Legal Principles of Apparent Authority
The court grounded its decision in the legal principles surrounding apparent authority, which allows a corporation to be bound by the actions of its officers if those officers appear to have the authority to act. According to the Restatement of the Law of Agency, when a principal places an agent in a position where it is customary for that agent to have certain authority, third parties are justified in assuming that the agent possesses such authority unless they are informed otherwise. The court cited that Muntz had been acting within the scope of his authority as president, and no indications were present to suggest otherwise. The court also referenced Pennsylvania law, which aligns with this principle, affirming that a corporate president could bind the corporation through actions taken in good faith, thereby supporting Blair's reliance on Muntz's apparent authority in this case.
Conclusion on Judgment
In conclusion, the court ruled in favor of C. Hugh Blair, determining that the promissory note executed by Muntz and Comstock was valid and enforceable against J.R. Andrews, Inc.

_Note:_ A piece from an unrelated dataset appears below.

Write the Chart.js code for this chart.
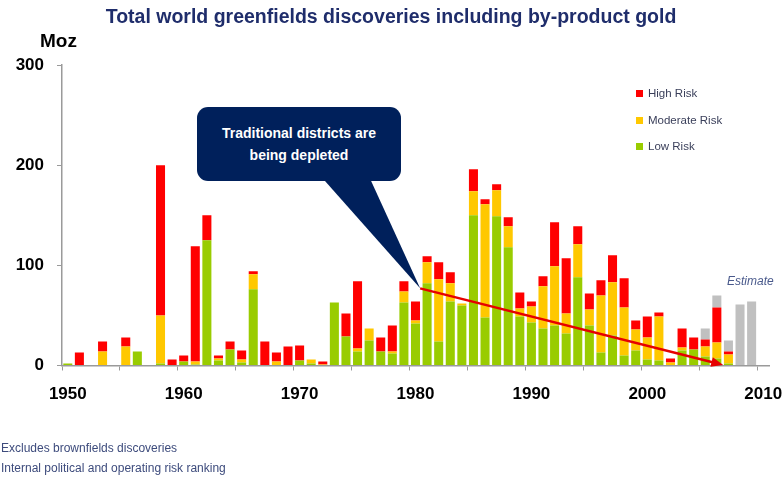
<!DOCTYPE html>
<html>
<head>
<meta charset="utf-8">
<script src="https://cdn.jsdelivr.net/npm/chart.js@4.4.0/dist/chart.umd.min.js"></script>
<style>
  html, body { margin: 0; padding: 0; background: #fff; }
  #wrap { position: relative; width: 782px; height: 481px; overflow: hidden; font-family: "Liberation Sans", Arial, sans-serif; }
  #chart { position: absolute; left: 0; top: 0; }
  .title { position: absolute; left: 0; top: 5px; width: 782px; text-align: center; font-weight: bold; font-size: 19.5px; color: #1f2d6b; }
  .unit { position: absolute; left: 40px; top: 30px; font-weight: bold; font-size: 19px; color: #000; }
  .callout { position: absolute; left: 197px; top: 107px; width: 204px; height: 74px; background: #00205b; border-radius: 11px;
             color: #fff; font-weight: bold; font-size: 14px; line-height: 22px; text-align: center; padding-top: 15px; box-sizing: border-box; }
  .estimate { position: absolute; left: 727px; top: 274px; font-style: italic; font-size: 12px; color: #4a5a8c; }
  #legend { position: absolute; left: 636px; top: 87px; font-size: 11.5px; color: #3a3f5a; }
  #legend div { height: 26.5px; display: flex; align-items: flex-start; }
  #legend span.box { display: inline-block; width: 7px; height: 7px; margin: 3px 5px 0 0; }
  .note { position: absolute; left: 1px; font-size: 12px; color: #3d4b7c; }
</style>
</head>
<body>
<div id="wrap">
  <canvas id="chart" width="782" height="481"></canvas>
  <div class="title">Total world greenfields discoveries including by-product gold</div>
  <div class="unit">Moz</div>
  <div class="callout">Traditional districts are<br>being depleted</div>
  <div class="estimate">Estimate</div>
  <div id="legend"></div>
  <div class="note" style="top:441px">Excludes brownfields discoveries</div>
  <div class="note" style="top:461px">Internal political and operating risk ranking</div>
</div>
<script>
// years on the x axis
const years = [1950, 1951, 1952, 1953, 1954, 1955, 1956, 1957, 1958, 1959,
               1960, 1961, 1962, 1963, 1964, 1965, 1966, 1967, 1968, 1969,
               1970, 1971, 1972, 1973, 1974, 1975, 1976, 1977, 1978, 1979,
               1980, 1981, 1982, 1983, 1984, 1985, 1986, 1987, 1988, 1989,
               1990, 1991, 1992, 1993, 1994, 1995, 1996, 1997, 1998, 1999,
               2000, 2001, 2002, 2003, 2004, 2005, 2006, 2007, 2008, 2009,
               2010];

// Moz per year, by risk class
const lowRisk = [2, 0, 0, 0, 0, 0, 14, 0, 2, 0,
                 4, 1, 125, 5, 16, 3, 76, 0, 0, 0,
                 5, 2, 0, 63, 29, 14, 25, 14, 12, 63,
                 42, 82, 24, 64, 60, 150, 48, 149, 118, 49,
                 43, 37, 40, 32, 88, 40, 13, 30, 10, 15,
                 6, 5, 0, 15, 16, 9, 7, 2, 0, 0,
                 0];
const moderateRisk = [0, 0, 0, 14, 0, 19, 0, 0, 48, 0,
                      0, 3, 0, 2, 0, 3, 15, 0, 4, 0,
                      0, 4, 1, 0, 0, 3, 12, 0, 2, 11,
                      3, 21, 62, 18, 2, 24, 113, 26, 21, 8,
                      16, 42, 59, 20, 33, 16, 57, 53, 48, 21,
                      22, 44, 3, 3, 0, 10, 16, 9, 0, 0,
                      0];
const highRisk = [0, 13, 0, 10, 0, 9, 0, 0, 150, 6,
                  6, 115, 25, 3, 8, 9, 3, 24, 9, 19,
                  15, 0, 3, 0, 23, 67, 0, 14, 26, 10,
                  19, 6, 17, 11, 0, 22, 5, 6, 9, 16,
                  5, 10, 44, 55, 18, 16, 15, 27, 29, 9,
                  21, 4, 4, 19, 12, 7, 35, 3, 0, 0,
                  0];
const estimate = [0, 0, 0, 0, 0, 0, 0, 0, 0, 0,
                  0, 0, 0, 0, 0, 0, 0, 0, 0, 0,
                  0, 0, 0, 0, 0, 0, 0, 0, 0, 0,
                  0, 0, 0, 0, 0, 0, 0, 0, 0, 0,
                  0, 0, 0, 0, 0, 0, 0, 0, 0, 0,
                  0, 0, 0, 0, 0, 11, 12, 11, 61, 64,
                  0];

// depletion trend arrow (year, Moz); whole years sit on the bar centres
const trendYears = [1980.4, 2006.05];
const trendValues = [77, 2];

const yTicks = [0, 100, 200, 300];

const navy = "#00205b";

// callout pointer + red trend arrow, positioned through the chart scales
const annotations = {
  id: "annotations",
  afterDatasetsDraw(chart) {
    const c = chart.ctx;
    const xs = chart.scales.x, ys = chart.scales.y;
    const x0 = xs.getPixelForValue(trendYears[0] - years[0]), y0 = ys.getPixelForValue(trendValues[0]);
    const x1 = xs.getPixelForValue(trendYears[1] - years[0]), y1 = ys.getPixelForValue(trendValues[1]);
    c.save();
    // pointer of the callout box
    c.fillStyle = navy;
    c.beginPath();
    c.moveTo(317, 172);
    c.lineTo(367, 172);
    c.lineTo(x0, y0);
    c.closePath();
    c.fill();
    // trend line
    c.strokeStyle = "#e60000";
    c.lineWidth = 2.5;
    c.beginPath();
    c.moveTo(x0, y0);
    c.lineTo(x1, y1);
    c.stroke();
    // arrow head
    const a = Math.atan2(y1 - y0, x1 - x0);
    c.fillStyle = "#e60000";
    c.beginPath();
    c.moveTo(x1 + 6 * Math.cos(a), y1 + 6 * Math.sin(a));
    c.lineTo(x1 - 6 * Math.cos(a) + 5 * Math.sin(a), y1 - 6 * Math.sin(a) - 5 * Math.cos(a));
    c.lineTo(x1 - 6 * Math.cos(a) - 5 * Math.sin(a), y1 - 6 * Math.sin(a) + 5 * Math.cos(a));
    c.closePath();
    c.fill();
    c.restore();
  }
};

const riskSeries = [
  { label: "High Risk", color: "#ff0000" },
  { label: "Moderate Risk", color: "#ffc800" },
  { label: "Low Risk", color: "#99cc00" }
];

// legend (top-down like the original)
document.getElementById("legend").innerHTML = riskSeries.map(s =>
  '<div><span class="box" style="background:' + s.color + '"></span>' + s.label + '</div>').join("");

new Chart(document.getElementById("chart"), {
  type: "bar",
  data: {
    labels: years,
    datasets: [
      { label: "Low Risk", data: lowRisk, backgroundColor: "#99cc00" },
      { label: "Moderate Risk", data: moderateRisk, backgroundColor: "#ffc800" },
      { label: "High Risk", data: highRisk, backgroundColor: "#ff0000" },
      { label: "Estimate", data: estimate, backgroundColor: "#c0c0c0" }
    ]
  },
  options: {
    responsive: false,
    animation: false,
    categoryPercentage: 1.0,
    barPercentage: 0.78,
    layout: { padding: { left: 0, right: 13, top: 65, bottom: 75.5 } },
    plugins: {
      legend: { display: false },
      tooltip: { enabled: false },
      title: { display: false }
    },
    scales: {
      x: {
        stacked: true,
        offset: true,
        afterFit: s => { s.height = 40; s.paddingLeft = 0; s.paddingRight = 0; },
        grid: {
          offset: true,
          drawOnChartArea: false,
          tickLength: 5,
          color: ctx => (ctx.index !== undefined && ctx.index % 5 === 0) ? "#9a9a9a" : "rgba(0,0,0,0)"
        },
        border: { color: "#9a9a9a", width: 1.5 },
        ticks: {
          autoSkip: false,
          maxRotation: 0,
          padding: 14,
          color: "#000",
          font: { family: "Liberation Sans", weight: "bold", size: 17 },
          callback: function (v, i) { return years[i] % 10 === 0 ? String(years[i]) : ""; }
        }
      },
      y: {
        stacked: true,
        min: 0,
        max: 300,
        afterFit: s => { s.width = 62; s.paddingTop = 0; s.paddingBottom = 0; },
        afterBuildTicks: s => { s.ticks = yTicks.map(v => ({ value: v })); },
        grid: { drawOnChartArea: false, tickLength: 5, color: "#9a9a9a" },
        border: { color: "#9a9a9a", width: 1.5 },
        ticks: {
          padding: 13,
          color: "#000",
          font: { family: "Liberation Sans", weight: "bold", size: 17 }
        }
      }
    }
  },
  plugins: [annotations]
});
</script>
</body>
</html>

The court found that Blair had reasonably relied on the apparent authority of the company’s officers, and that no actions or circumstances had indicated a limitation on Muntz’s authority at the time of the transaction. The ruling affirmed that the alterations made to the documents did not materially affect the enforceability of the agreements in question. As a result, judgment was entered against the defendant for the sum specified in the promissory note, allowing Blair to recover the amount due along with interest.